◆ **EXERCISE DIRECTIONS**:
All lines in the data bearing the string "with" should be identified and copied.

◆ **DATASET RECORDS**:

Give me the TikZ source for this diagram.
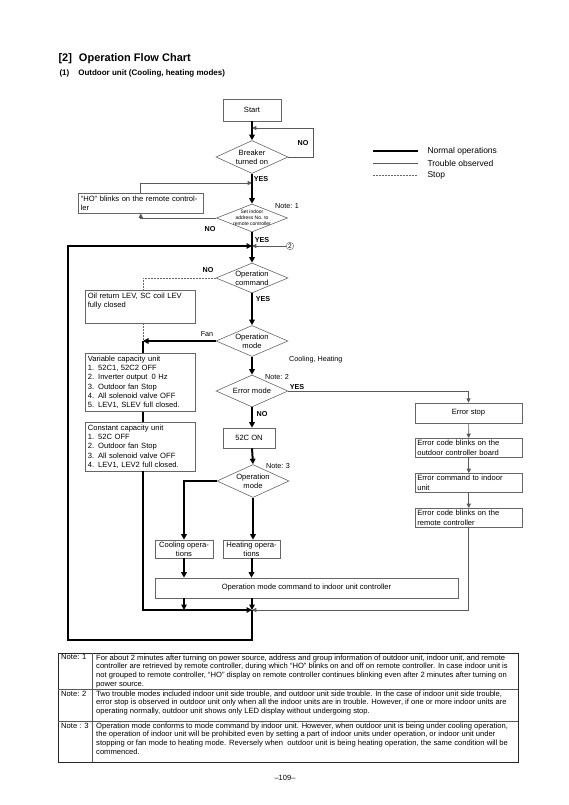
--
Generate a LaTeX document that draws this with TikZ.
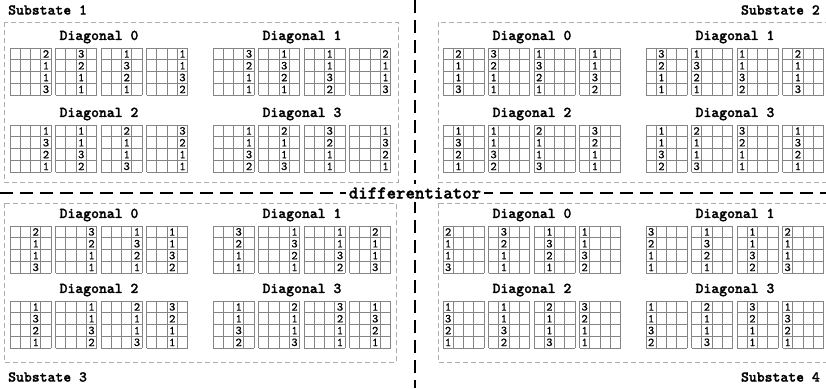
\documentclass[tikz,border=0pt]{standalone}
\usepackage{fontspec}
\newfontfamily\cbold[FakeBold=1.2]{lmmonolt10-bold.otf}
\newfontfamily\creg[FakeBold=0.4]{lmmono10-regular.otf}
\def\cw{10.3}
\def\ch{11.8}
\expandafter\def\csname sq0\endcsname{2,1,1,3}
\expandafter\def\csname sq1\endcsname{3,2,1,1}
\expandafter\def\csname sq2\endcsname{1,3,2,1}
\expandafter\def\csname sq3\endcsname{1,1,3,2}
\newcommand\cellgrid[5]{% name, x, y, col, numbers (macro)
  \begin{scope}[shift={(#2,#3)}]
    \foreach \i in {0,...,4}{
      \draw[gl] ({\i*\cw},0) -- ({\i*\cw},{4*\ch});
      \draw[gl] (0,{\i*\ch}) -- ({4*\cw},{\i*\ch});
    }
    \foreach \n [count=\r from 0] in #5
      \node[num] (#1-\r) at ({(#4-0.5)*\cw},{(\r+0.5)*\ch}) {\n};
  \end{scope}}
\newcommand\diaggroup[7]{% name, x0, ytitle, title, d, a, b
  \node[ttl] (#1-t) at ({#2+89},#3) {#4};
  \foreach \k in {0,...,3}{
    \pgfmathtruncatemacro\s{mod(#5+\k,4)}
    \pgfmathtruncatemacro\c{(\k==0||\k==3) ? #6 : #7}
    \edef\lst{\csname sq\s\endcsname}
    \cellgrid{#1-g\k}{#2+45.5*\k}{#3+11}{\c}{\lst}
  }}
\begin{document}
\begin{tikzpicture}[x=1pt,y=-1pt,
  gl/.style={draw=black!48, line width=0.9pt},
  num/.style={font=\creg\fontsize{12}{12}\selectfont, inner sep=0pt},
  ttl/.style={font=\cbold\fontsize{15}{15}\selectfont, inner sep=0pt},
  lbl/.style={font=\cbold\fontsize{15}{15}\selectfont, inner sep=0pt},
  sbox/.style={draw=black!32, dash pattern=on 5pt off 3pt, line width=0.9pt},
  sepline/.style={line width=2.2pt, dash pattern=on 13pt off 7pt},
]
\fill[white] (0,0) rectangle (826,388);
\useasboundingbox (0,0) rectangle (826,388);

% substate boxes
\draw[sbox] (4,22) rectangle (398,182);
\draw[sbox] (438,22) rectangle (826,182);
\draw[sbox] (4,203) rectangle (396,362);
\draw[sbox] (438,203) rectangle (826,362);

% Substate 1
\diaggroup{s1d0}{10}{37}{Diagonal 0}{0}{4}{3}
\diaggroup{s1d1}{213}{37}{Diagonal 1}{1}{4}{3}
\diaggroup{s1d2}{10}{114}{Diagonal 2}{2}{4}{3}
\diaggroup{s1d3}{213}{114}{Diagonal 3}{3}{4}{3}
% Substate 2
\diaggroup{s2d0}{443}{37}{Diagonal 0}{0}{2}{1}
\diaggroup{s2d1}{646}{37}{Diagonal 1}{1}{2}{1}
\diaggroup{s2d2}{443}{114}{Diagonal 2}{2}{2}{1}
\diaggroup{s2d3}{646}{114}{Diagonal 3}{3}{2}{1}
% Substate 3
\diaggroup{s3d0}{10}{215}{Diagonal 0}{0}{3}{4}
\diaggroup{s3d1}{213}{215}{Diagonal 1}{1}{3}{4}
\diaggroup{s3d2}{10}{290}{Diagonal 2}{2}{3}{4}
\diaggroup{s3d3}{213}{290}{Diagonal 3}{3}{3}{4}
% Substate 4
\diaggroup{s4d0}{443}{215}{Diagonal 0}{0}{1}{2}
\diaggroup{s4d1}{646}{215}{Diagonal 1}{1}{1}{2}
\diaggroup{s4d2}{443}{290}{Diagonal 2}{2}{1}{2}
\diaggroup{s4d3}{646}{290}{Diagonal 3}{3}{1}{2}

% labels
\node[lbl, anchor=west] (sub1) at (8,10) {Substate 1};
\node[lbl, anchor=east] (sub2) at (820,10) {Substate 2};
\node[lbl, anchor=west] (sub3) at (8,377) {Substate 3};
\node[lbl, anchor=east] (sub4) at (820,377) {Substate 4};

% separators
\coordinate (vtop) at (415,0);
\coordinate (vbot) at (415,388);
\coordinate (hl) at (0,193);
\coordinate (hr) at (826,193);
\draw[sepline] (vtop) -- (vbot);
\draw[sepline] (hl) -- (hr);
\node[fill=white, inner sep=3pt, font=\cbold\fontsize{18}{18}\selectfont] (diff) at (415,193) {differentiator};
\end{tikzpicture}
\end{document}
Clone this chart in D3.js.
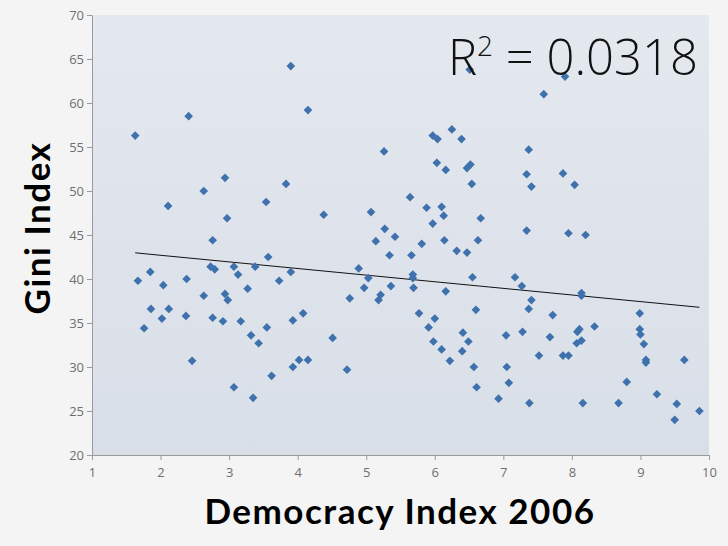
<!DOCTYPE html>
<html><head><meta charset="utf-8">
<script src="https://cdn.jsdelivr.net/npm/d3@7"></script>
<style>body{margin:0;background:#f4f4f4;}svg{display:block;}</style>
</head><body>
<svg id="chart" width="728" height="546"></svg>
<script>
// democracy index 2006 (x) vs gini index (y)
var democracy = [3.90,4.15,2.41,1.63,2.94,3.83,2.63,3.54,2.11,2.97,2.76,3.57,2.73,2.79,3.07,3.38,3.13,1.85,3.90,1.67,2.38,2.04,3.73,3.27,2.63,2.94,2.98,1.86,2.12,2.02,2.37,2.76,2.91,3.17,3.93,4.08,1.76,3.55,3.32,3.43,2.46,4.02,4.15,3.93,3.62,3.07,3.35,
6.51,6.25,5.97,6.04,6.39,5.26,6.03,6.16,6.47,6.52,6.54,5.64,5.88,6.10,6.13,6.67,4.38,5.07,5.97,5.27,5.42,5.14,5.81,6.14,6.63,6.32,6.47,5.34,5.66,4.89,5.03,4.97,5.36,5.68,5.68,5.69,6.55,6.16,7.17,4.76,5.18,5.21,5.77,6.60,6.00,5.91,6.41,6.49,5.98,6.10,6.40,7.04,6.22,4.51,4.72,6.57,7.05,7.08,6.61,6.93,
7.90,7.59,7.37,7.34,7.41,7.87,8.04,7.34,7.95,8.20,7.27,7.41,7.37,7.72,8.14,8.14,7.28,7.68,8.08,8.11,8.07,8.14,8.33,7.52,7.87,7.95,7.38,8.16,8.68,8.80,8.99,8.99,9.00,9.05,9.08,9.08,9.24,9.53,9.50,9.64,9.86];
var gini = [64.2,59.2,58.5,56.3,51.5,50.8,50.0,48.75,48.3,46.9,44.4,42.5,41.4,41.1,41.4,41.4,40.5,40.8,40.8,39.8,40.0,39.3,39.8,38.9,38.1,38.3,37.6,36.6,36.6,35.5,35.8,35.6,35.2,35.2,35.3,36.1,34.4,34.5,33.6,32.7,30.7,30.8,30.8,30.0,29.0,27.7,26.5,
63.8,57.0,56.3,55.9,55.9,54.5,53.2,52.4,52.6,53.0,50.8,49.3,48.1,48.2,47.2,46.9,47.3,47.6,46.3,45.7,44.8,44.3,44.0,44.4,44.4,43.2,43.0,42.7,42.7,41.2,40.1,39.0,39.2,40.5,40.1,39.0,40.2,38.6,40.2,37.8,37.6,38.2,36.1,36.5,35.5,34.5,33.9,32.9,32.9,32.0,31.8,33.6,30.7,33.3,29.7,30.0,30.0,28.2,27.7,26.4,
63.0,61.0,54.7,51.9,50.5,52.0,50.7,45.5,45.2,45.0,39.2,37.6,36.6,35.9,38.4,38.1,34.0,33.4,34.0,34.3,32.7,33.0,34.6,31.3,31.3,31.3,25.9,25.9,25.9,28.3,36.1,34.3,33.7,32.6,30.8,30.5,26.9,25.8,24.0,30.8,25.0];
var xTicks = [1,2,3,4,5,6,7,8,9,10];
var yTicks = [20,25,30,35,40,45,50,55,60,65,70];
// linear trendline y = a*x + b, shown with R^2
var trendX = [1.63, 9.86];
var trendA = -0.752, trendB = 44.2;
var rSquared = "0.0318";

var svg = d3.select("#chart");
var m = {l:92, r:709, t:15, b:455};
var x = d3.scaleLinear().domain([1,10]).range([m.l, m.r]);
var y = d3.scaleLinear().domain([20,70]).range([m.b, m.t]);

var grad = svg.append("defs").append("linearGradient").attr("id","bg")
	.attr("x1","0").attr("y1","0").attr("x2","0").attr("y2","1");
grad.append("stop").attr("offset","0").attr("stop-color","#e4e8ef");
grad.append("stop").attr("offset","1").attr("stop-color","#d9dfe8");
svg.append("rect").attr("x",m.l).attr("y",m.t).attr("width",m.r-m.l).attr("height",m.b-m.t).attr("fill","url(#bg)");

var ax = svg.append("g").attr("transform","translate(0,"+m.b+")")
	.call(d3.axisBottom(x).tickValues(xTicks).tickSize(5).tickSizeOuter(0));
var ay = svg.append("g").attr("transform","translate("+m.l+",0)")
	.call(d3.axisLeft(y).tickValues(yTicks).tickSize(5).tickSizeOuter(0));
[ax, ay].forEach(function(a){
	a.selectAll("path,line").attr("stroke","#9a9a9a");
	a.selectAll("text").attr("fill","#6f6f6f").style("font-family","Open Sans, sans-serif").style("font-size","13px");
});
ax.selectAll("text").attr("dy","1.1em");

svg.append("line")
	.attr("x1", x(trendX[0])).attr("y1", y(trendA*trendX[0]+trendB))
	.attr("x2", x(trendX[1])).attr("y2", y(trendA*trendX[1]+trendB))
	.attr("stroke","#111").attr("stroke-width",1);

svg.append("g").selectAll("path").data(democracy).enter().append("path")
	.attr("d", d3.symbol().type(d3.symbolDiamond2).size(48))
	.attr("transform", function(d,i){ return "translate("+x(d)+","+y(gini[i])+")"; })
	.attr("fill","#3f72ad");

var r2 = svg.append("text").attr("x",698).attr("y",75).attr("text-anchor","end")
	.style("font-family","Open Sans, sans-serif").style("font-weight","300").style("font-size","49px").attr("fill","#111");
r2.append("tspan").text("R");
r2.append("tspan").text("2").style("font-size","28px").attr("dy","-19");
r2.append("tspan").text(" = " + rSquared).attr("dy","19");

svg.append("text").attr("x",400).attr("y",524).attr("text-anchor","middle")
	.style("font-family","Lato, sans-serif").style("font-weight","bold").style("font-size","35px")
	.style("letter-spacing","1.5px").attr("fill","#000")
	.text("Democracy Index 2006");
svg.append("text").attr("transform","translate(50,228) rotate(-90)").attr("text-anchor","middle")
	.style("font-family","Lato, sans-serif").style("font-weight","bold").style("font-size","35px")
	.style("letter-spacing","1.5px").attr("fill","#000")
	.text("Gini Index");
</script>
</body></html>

◆ **TASK RESULT**:
Generate a LaTeX document that draws this with TikZ.
// linear trendline y = a*x + b, shown with R^2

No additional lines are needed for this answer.